In alternative examples, the crystalline solids may comprise metal ions. For example, calcium, magnesium, sodium, lithium, or potassium may be added to the composition of the crystalline solids. The metal ions may be used to supress the crystalline solids solubility in water. The suppression of solubility will be balanced between improved cutting and the ability to dissolve the crystalline solids after cutting. The metal ions and salts of the crystalline solids may be selected so as to optimise the process for a given machine operating conditions (including temperature).

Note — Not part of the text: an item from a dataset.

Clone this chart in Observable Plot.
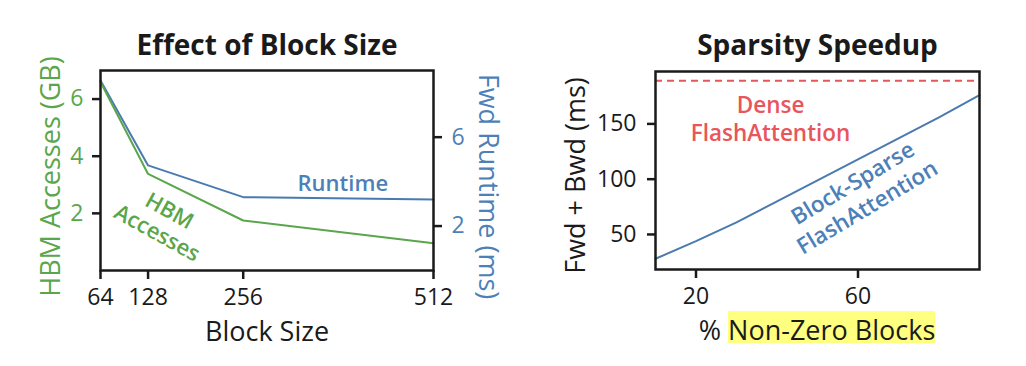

It will be understood that the invention is not limited to the embodiments above-described and various modifications and improvements can be made without departing from the concepts described herein. Except where mutually exclusive, any of the features may be employed separately or in combination with any other features and the disclosure extends to and includes all combinations and sub-combinations of one or more features described herein.

Claims

1. A method of manufacturing a part, the method comprising:

providing a component for cutting; and

directing a water jet at the component so as to cut the component, the water jet comprising water and abrasive particles that are crystalline solids formed from organic acid or calcium oxalate.

2. The method according to claim 1, wherein the crystalline solid is a heterocyclic compound.

3. The method according to claim 1, wherein the crystalline solids are formed from a diprotic acid.

4. The method according to claim 1, wherein the crystalline solid is formed from uric acid.

5. The method according to claim 4, wherein the crystalline solid comprises ammonium acid urate.

6. The method according to claim 1, wherein the crystalline solids comprise one or more metallic ions.

7. The method according to claim 1, wherein the crystalline solids have an average diameter equal to or between 30 microns and 100 microns.

8. The method according to claim 1, wherein the crystalline solids are each surrounded by a second substance that is solid in the water jet and melts at atmospheric temperature and pressure.

9. The method according to claim 8, wherein the second substance is ice.

10. The method according to claim 1, further comprising, after the component has been cut by the water jet, rinsing the component with a liquid at a temperature equal to or between 30° C. and 100° C.

11. The method according to claim 10, wherein the liquid used to rinse the component is water.

12. The method according to claim 1, wherein the part is a fan blade for a gas turbine engine.

13. A method of water jet cutting a component, the method comprising:

providing a component for cutting; and

directing a water jet at the component so as to cut the component, the water jet comprising water and abrasive particles that are crystalline solids formed from organic acid or calcium oxalate

14. A method of manufacturing a part, the method comprising:

providing a component for cutting; and

directing a water jet at the component so as to cut the component, the water jet comprising water and abrasive particles that are crystalline solids comprising calcium, oxalate, uric acid, urea or derivatives thereof, or hydroxyapatite.